Professor of Democracy Promotion and Digital Policy at the University of Erfurt.

BIO

Thorsten Thiel is Professor of Democracy Promotion and Digital Policy at the University of Erfurt. Previously, he was a research group leader at the Weizenbaum Institute for the Networked Society in Berlin. 

https://thorsten-thiel.net/ 

https://www.uni-erfurt.de/en/faculty-of-economics-law-and-social-sciences/fields-of-study/social-sciences/democracy-and-digital-politics/prof-dr-thorsten-thiel 

  

Your research in political science addresses the challenges of digitisation for democracy, specifically the question of digital sovereignty of states and citizens. What do you see as the main obstacles to achieving such sovereignty in the age of global data capitalism? 

I do not think there is a single obstacle, but that the digital constellation in itself renews the age-old question of sovereignty as such. How best to combine individual autonomy and collective self-determination. And the answer we have long given to that question has been deeply intertwined with the territorial state and the exercise of power through formal laws. All this has been very much called into question in recent years, and we are still working out how to preserve the complex freedom we have gained in our long and troubled democratic history. 

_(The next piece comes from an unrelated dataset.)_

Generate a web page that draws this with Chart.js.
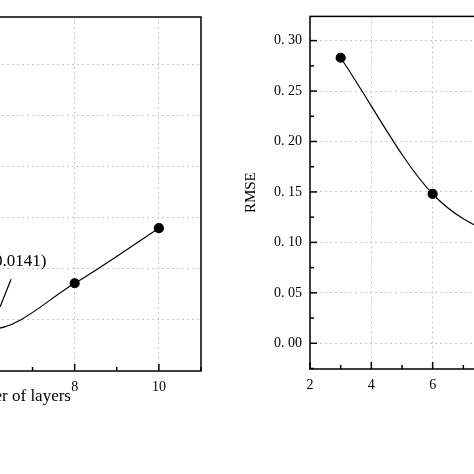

How do infrastructures matter for citizens? 

Infrastructures empower us as human beings and citizens. From the perspective of a democratic theorist, I think one of the most urgent tasks today is to understand the public as an infrastructure (and not just the public as an agent in opposition to the state or as an abstract sphere in which discourses take place). Digital infrastructures are the main reason why we have to ask this question, because they are much easier to transform and adapt than earlier public infrastructures, thus exposing and extending the powers that build and control infrastructures. 

How should knowledge about infrastructures be communicated and what role can journalists, researchers or public officials play? 

Raising awareness of the impact and mutability of (digital) infrastructures seems to me to be a primary task of multipliers in all walks of life. We have to make sure that citizens see the contingency of our digital environment and how much of it can be actively shaped and reconfigured all the time.